Monticello – Charlottesville, Virginia

The visitor center has a complex of buildings with gift store, museum space, classroom and meeting space, and dining area. A central courtyard is framed with loggias on either side.

The Thomas Jefferson by StudioEIS is surprisingly life like. The position is near where the trolley takes visitors up to the house.


View approaching the house where the tour starts inside of the entrance lobby.

View from the front porch of the house looking at the surrounding landscape.

From one of the promenades it is possible to go out and see the surrounding landscape.

From the porch in the distance the rotunda that Jefferson designed for the University of Virginia is visible.

View of the lawn behind Monticello.

This corridor beneath the house connects with the storage and service areas of the house.

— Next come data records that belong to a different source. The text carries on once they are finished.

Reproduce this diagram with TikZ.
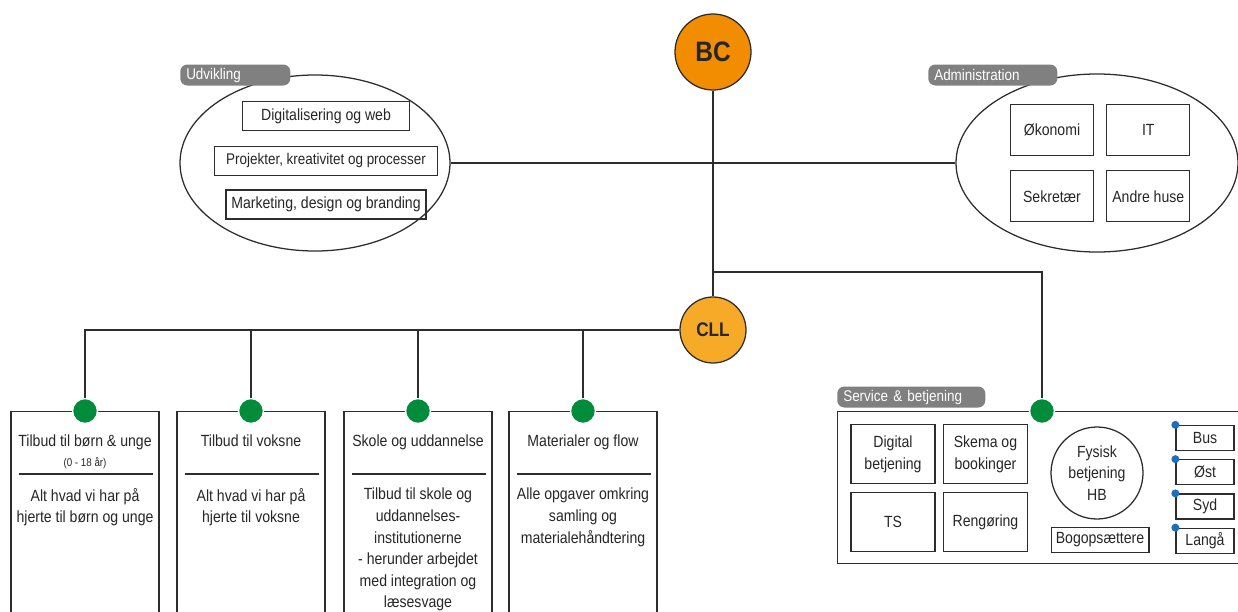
\documentclass[tikz,border=0pt]{standalone}
\usepackage{fontspec}
\setmainfont[FakeStretch=0.87]{Liberation Sans}
\usetikzlibrary{positioning, shapes.geometric}

\definecolor{bcorange}{RGB}{242,140,0}
\definecolor{cllorange}{RGB}{246,170,40}
\definecolor{dotgreen}{RGB}{0,140,58}
\definecolor{dotblue}{RGB}{28,110,190}
\definecolor{tabgray}{RGB}{128,128,128}
\definecolor{linegray}{RGB}{45,45,45}

\newcommand{\px}{0.025cm}

\begin{document}
\begin{tikzpicture}[
x=\px, y=-\px,
every node/.style={font=\fontsize{11.5}{15.4}\selectfont, text=black!85},
line/.style={draw=linegray, line width=1pt},
hub/.style={circle, draw=linegray, line width=0.9pt, inner sep=0pt},
ring/.style={ellipse, draw=linegray, line width=0.9pt},
tab/.style={fill=tabgray, text=white, rounded corners=5pt, anchor=west, minimum height=21*\px, inner xsep=6*\px, inner ysep=0pt, text width=#1*\px, align=left, font=\fontsize{11}{13}\selectfont},
box/.style={rectangle, draw=linegray, line width=0.9pt, inner xsep=1pt, minimum width=#1*\px, minimum height=29*\px},
cell/.style={rectangle, draw=linegray, line width=0.9pt, minimum width=#1, align=center},
cell/.default=83*\px,
colbox/.style={rectangle, draw=linegray, line width=0.9pt, anchor=north, minimum width=148*\px, minimum height=230*\px},
coltext/.style={anchor=north, align=center},
sepline/.style={draw=linegray, line width=0.9pt},
gdot/.style={circle, fill=dotgreen, draw=white, line width=1pt, minimum size=25*\px, inner sep=0pt},
bdot/.style={circle, fill=dotblue, minimum size=8*\px, inner sep=0pt},
sbox/.style={rectangle, draw=linegray, line width=0.9pt, minimum width=58*\px, minimum height=25*\px, inner sep=0pt}
]
\useasboundingbox (0,0) rectangle (1238,612);

% Niveau 1 - BC
\node[hub, fill=bcorange, minimum size=76*\px, font=\fontsize{20}{22}\selectfont\bfseries] (bc) at (713,52) {BC};

% Udvikling
\node[ring, minimum width=270*\px, minimum height=176*\px] (udv) at (315,163) {};
\node[tab=98] (udvtab) at (180,75) {Udvikling};
\node[box=167] (digi) at (326,116) {Digitalisering og web};
\node[box=223, below=0.36cm of digi, font=\fontsize{11}{15}\selectfont] (proj) {Projekter, kreativitet og processer};
\node[box=200, below=0.34cm of proj] (mark) {Marketing, design og branding};

% Administration
\node[ring, minimum width=282*\px, minimum height=178*\px] (adm) at (1097,163) {};
\node[tab=117] (admtab) at (928,75) {Administration};
\node[cell, minimum height=51*\px] (oko) at (1052,130) {Økonomi};
\node[cell, minimum height=51*\px, right=0.3cm of oko] (it) {IT};
\node[cell, minimum height=51*\px, below=0.35cm of oko] (sek) {Sekretær};
\node[cell, minimum height=51*\px, below=0.35cm of it] (andre) {Andre huse};

% Niveau 2 - CLL
\node[hub, fill=cllorange, minimum size=66*\px, font=\fontsize{14}{16}\selectfont\bfseries] (cll) at (713,330) {CLL};
\coordinate (split) at (713,272);

% Niveau 3 - kolonner under CLL
\node[colbox] (col1) at (85,411) {};
\node[colbox] (col2) at (251,411) {};
\node[colbox] (col3) at (418,411) {};
\node[colbox] (col4) at (583,411) {};

\node[gdot] (dot1) at (col1.north) {};
\node[gdot] (dot2) at (col2.north) {};
\node[gdot] (dot3) at (col3.north) {};
\node[gdot] (dot4) at (col4.north) {};

\node[coltext] (titel1) at ([shift={(0,19)}]col1.north) {Tilbud til børn \& unge};
\node[coltext, font=\fontsize{8}{9}\selectfont] (alder1) at ([shift={(0,41)}]col1.north) {(0 - 18 år)};
\node[coltext] (titel2) at ([shift={(0,19)}]col2.north) {Tilbud til voksne};
\node[coltext] (titel3) at ([shift={(0,19)}]col3.north) {Skole og uddannelse};
\node[coltext] (titel4) at ([shift={(0,19)}]col4.north) {Materialer og flow};

\draw[sepline] ([shift={(9,63)}]col1.north west) -- ([shift={(-7,63)}]col1.north east);
\draw[sepline] ([shift={(9,63)}]col2.north west) -- ([shift={(-7,63)}]col2.north east);
\draw[sepline] ([shift={(9,63)}]col3.north west) -- ([shift={(-7,63)}]col3.north east);
\draw[sepline] ([shift={(9,63)}]col4.north west) -- ([shift={(-7,63)}]col4.north east);

\node[coltext] (tekst1) at ([shift={(0,72)}]col1.north) {Alt hvad vi har på\\hjerte til børn og unge};
\node[coltext] (tekst2) at ([shift={(0,72)}]col2.north) {Alt hvad vi har på\\hjerte til voksne};
\node[coltext] (tekst3) at ([shift={(0,72)}]col3.north) {Tilbud til skole og\\uddannelses-\\institutionerne\\- herunder arbejdet\\med integration og\\læsesvage};
\node[coltext] (tekst4) at ([shift={(0,72)}]col4.north) {Alle opgaver omkring\\samling og\\materialehåndtering};

% Service & betjening
\node[rectangle, draw=linegray, line width=0.9pt, anchor=north west, minimum width=430*\px, minimum height=152*\px] (serv) at (837,411) {};
\node[tab=136] (servtab) at (837,397) {Service \& betjening};
\node[gdot] (servdot) at (1042,411) {};

\node[cell=84*\px, minimum height=59*\px] (digb) at (893,454) {Digital\\betjening};
\node[cell=84*\px, minimum height=59*\px, right=0.18cm of digb] (skema) {Skema og\\bookinger};
\node[cell=84*\px, minimum height=59*\px, below=0.2cm of digb] (ts) {TS};
\node[cell=84*\px, minimum height=59*\px, below=0.2cm of skema] (reng) {Rengøring};

\node[hub, minimum size=92*\px, align=center] (hb) at (1097,473) {Fysisk\\betjening\\HB};
\node[cell=96*\px, minimum height=25*\px] (bog) at (1100,540) {Bogopsættere};

\node[sbox] (bus) at (1205,438) {Bus};
\node[sbox, below=0.2cm of bus] (ost) {Øst};
\node[sbox, below=0.2cm of ost] (syd) {Syd};
\node[sbox, below=0.2cm of syd] (langa) {Langå};
\node[bdot] (busdot) at (bus.north west) {};
\node[bdot] (ostdot) at (ost.north west) {};
\node[bdot] (syddot) at (syd.north west) {};
\node[bdot] (langadot) at (langa.north west) {};

% Linjer
\draw[line] (bc) -- (cll);
\draw[line] (udv) -- (adm);
\draw[line] (split) -| (servdot);

\draw[line] (cll) -| (dot1);
\draw[line] (cll) -| (dot2);
\draw[line] (cll) -| (dot3);
\draw[line] (cll) -| (dot4);

\end{tikzpicture}
\end{document}
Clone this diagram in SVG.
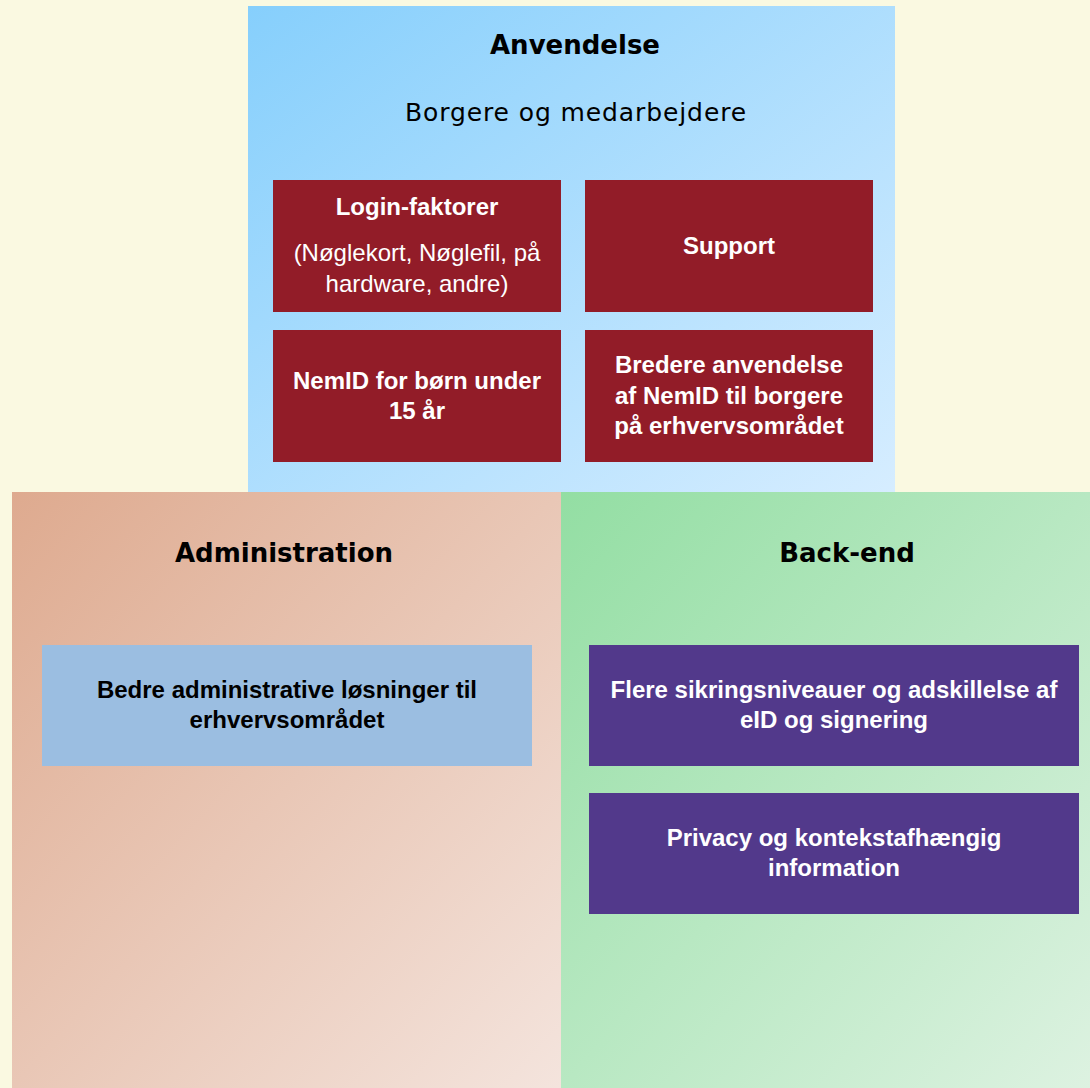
<svg xmlns="http://www.w3.org/2000/svg" width="1090" height="1088" viewBox="0 0 1090 1088">
  <defs>
    <linearGradient id="gTop" x1="0" y1="0" x2="1" y2="1">
      <stop offset="0" stop-color="#86CFFC"/>
      <stop offset="1" stop-color="#D6EDFF"/>
    </linearGradient>
    <linearGradient id="gLeft" x1="0" y1="0" x2="1" y2="1">
      <stop offset="0" stop-color="#DEAA8F"/>
      <stop offset="1" stop-color="#F4E4DD"/>
    </linearGradient>
    <linearGradient id="gRight" x1="0" y1="0" x2="1" y2="1">
      <stop offset="0" stop-color="#93DEA3"/>
      <stop offset="1" stop-color="#DDF2E1"/>
    </linearGradient>
  </defs>
  <style>
    .title { font-family: "DejaVu Sans", Verdana, sans-serif; font-weight: bold; font-size: 26px; fill: #000; text-anchor: middle; }
    .sub { font-family: "DejaVu Sans", Verdana, sans-serif; font-size: 25px; letter-spacing: 0.9px; fill: #000; text-anchor: middle; }
    .bt { font-family: "Liberation Sans", Arial, sans-serif; font-weight: bold; font-size: 24px; text-anchor: middle; }
    .br { font-family: "Liberation Sans", Arial, sans-serif; font-size: 24px; text-anchor: middle; }
    .red { fill: #921C28; }
    .purple { fill: #52398B; }
    .lblue { fill: #9BBEE1; }
    .w { fill: #FFFFFF; }
    .k { fill: #000000; }
  </style>
  <rect x="0" y="0" width="1090" height="1088" fill="#FAF9E1"/>

  <g id="panel-anvendelse">
    <rect x="248" y="6" width="647" height="486" fill="url(#gTop)"/>
    <text class="title" x="575" y="54">Anvendelse</text>
    <text class="sub" x="576" y="121">Borgere og medarbejdere</text>
  </g>
  <g id="panel-administration">
    <rect x="12" y="492" width="549" height="596" fill="url(#gLeft)"/>
    <text class="title" x="284" y="562">Administration</text>
  </g>
  <g id="panel-backend">
    <rect x="561" y="492" width="529" height="596" fill="url(#gRight)"/>
    <text class="title" x="847" y="562">Back-end</text>
  </g>

  <g id="node-login">
    <rect class="red" x="273" y="180" width="288" height="132"/>
    <text class="bt w" x="417" y="215">Login-faktorer</text>
    <text class="br w" x="417" y="261">(Nøglekort, Nøglefil, på</text>
    <text class="br w" x="417" y="292">hardware, andre)</text>
  </g>
  <g id="node-support">
    <rect class="red" x="585" y="180" width="288" height="132"/>
    <text class="bt w" x="729" y="254">Support</text>
  </g>
  <g id="node-nemid-boern">
    <rect class="red" x="273" y="330" width="288" height="132"/>
    <text class="bt w" x="417" y="389">NemID for børn under</text>
    <text class="bt w" x="417" y="419">15 år</text>
  </g>
  <g id="node-bredere">
    <rect class="red" x="585" y="330" width="288" height="132"/>
    <text class="bt w" x="729" y="373">Bredere anvendelse</text>
    <text class="bt w" x="729" y="404">af NemID til borgere</text>
    <text class="bt w" x="729" y="434">på erhvervsområdet</text>
  </g>
  <g id="node-bedre-admin">
    <rect class="lblue" x="42" y="645" width="490" height="121"/>
    <text class="bt k" x="287" y="698">Bedre administrative løsninger til</text>
    <text class="bt k" x="287" y="728">erhvervsområdet</text>
  </g>
  <g id="node-sikring">
    <rect class="purple" x="589" y="645" width="490" height="121"/>
    <text class="bt w" x="834" y="698">Flere sikringsniveauer og adskillelse af</text>
    <text class="bt w" x="834" y="728">eID og signering</text>
  </g>
  <g id="node-privacy">
    <rect class="purple" x="589" y="793" width="490" height="121"/>
    <text class="bt w" x="834" y="846">Privacy og kontekstafhængig</text>
    <text class="bt w" x="834" y="876">information</text>
  </g>
  <g id="connectors"/>
</svg>
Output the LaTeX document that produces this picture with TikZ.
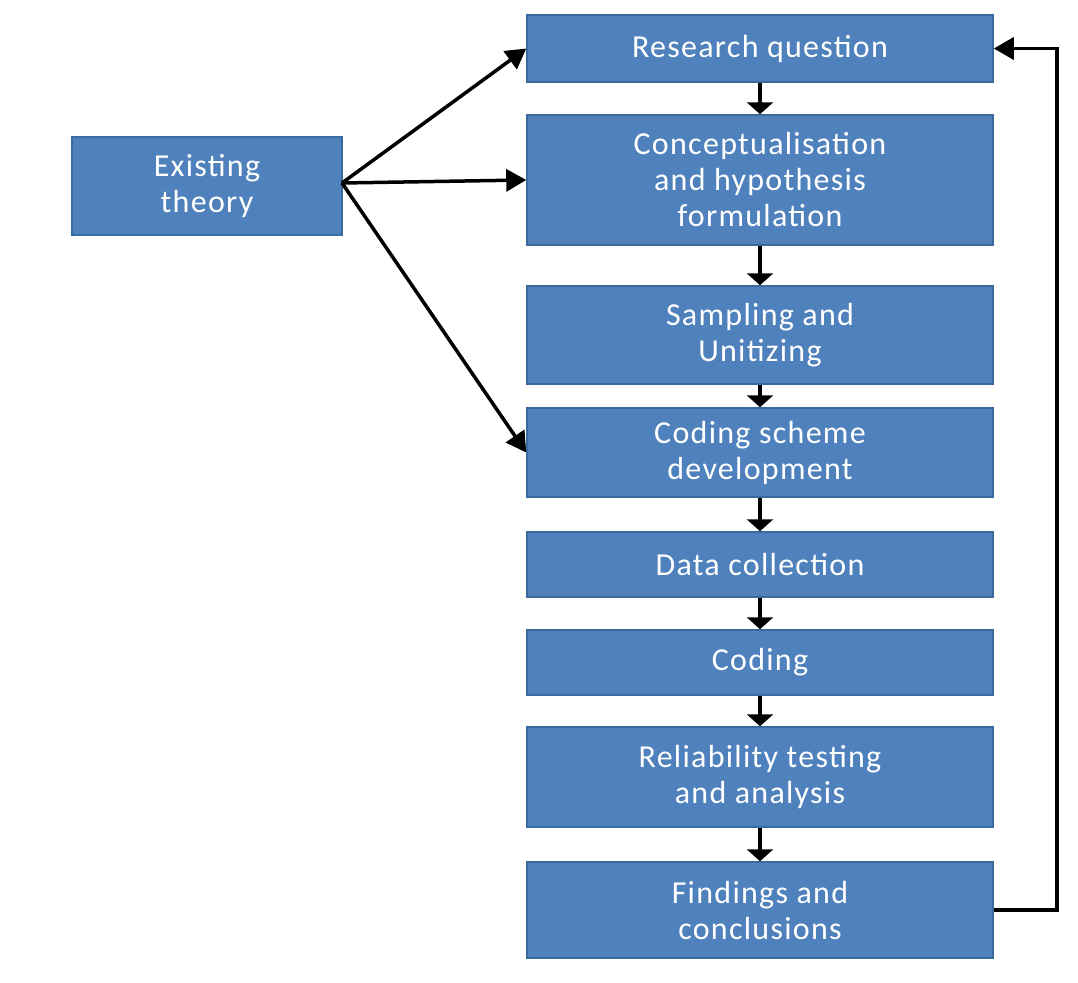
\documentclass[tikz,border=0pt]{standalone}
\usepackage{fontspec}
\setmainfont{Carlito}[LetterSpace=4]
\usetikzlibrary{arrows.meta}
\definecolor{boxblue}{HTML}{4F81BD}
\definecolor{boxedge}{HTML}{3B6A9F}
\begin{document}
\begin{tikzpicture}[x=1pt,y=-1pt,
  box/.style={draw=boxedge,line width=1.5pt,fill=boxblue,text=white,align=center,
    font=\fontsize{32}{36}\selectfont,inner sep=0pt,minimum width=466pt},
  link/.style={line width=3.5pt,-{Triangle[length=20pt,width=22pt]}},
  down/.style={line width=4.5pt,-{Triangle[length=12pt,width=26pt]}}]
\useasboundingbox (0,0) rectangle (1078,982);
\node[box,minimum height=67pt] (rq) at (760,48.5) {Research question};
\node[box,minimum height=130pt] (cf) at (760,180) {Conceptualisation\\and hypothesis\\formulation};
\node[box,minimum height=98pt] (su) at (760,335) {Sampling and\\Unitizing};
\node[box,minimum height=89pt] (cs) at (760,452.5) {Coding scheme\\development};
\node[box,minimum height=65pt] (dc) at (760,564.5) {Data collection};
\node[box,minimum height=65pt] (co) at (760,662.5) {Coding};
\node[box,minimum height=100pt] (rt) at (760,777) {Reliability testing\\and analysis};
\node[box,minimum height=96pt] (fc) at (760,910) {Findings and\\conclusions};
\node[box,minimum width=270pt,minimum height=98pt] (et) at (207,186) {Existing\\theory};
\coordinate (eo) at (342,183);
\draw[link] (eo) -- (rq.west);
\draw[link] (eo) -- (cf.west);
\draw[link] (eo) -- (cs.west);
\foreach \a/\b in {rq/cf,cf/su,su/cs,cs/dc,dc/co,co/rt,rt/fc}
  \draw[down] (\a.south) -- (\b.north);
\draw[link] (fc.east) -- (1057,910) -- (1057,48.5) -- (rq.east);
\end{tikzpicture}
\end{document}
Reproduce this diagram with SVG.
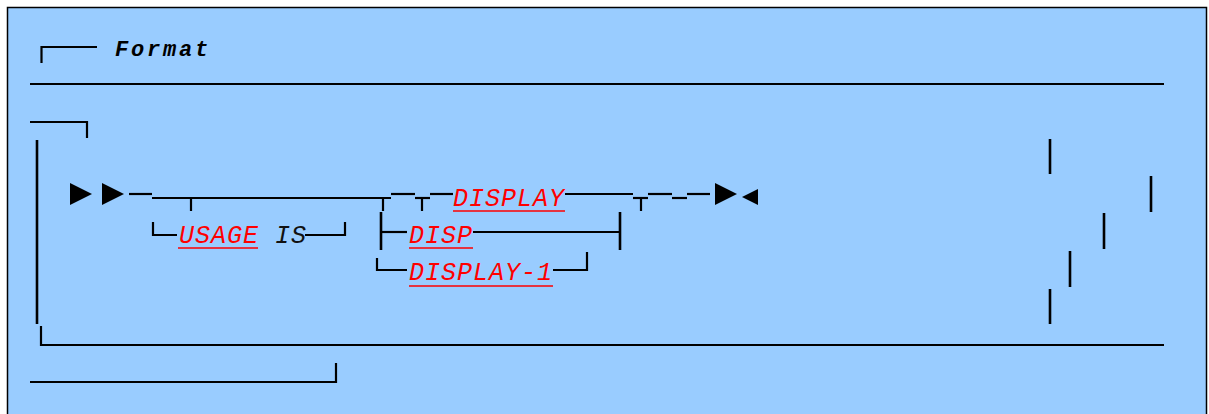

Descending the hill back towards the visitor center, one encounters the cemetery where Jefferson is buried. The cemetery was laid out in 1773 and where Dabney Carr who married Jefferson’s sister was buried. Jefferson was buried here in 1826. The current monument is a larger one erected by the United States in 1883 to replace an earlier one which Jefferson designed. Its base covers the graves of Jefferson, his wife, his two daughters, and of his son-in-law Governor Thomas Mann Randolph. The graveyard remains the property of Jefferson’s descendants, and continues to be a family burying ground.



This interpretive marker notes burial locations of several key interments at the burying ground.




Once back at the visitor center we enjoyed a closer look at the exhibits.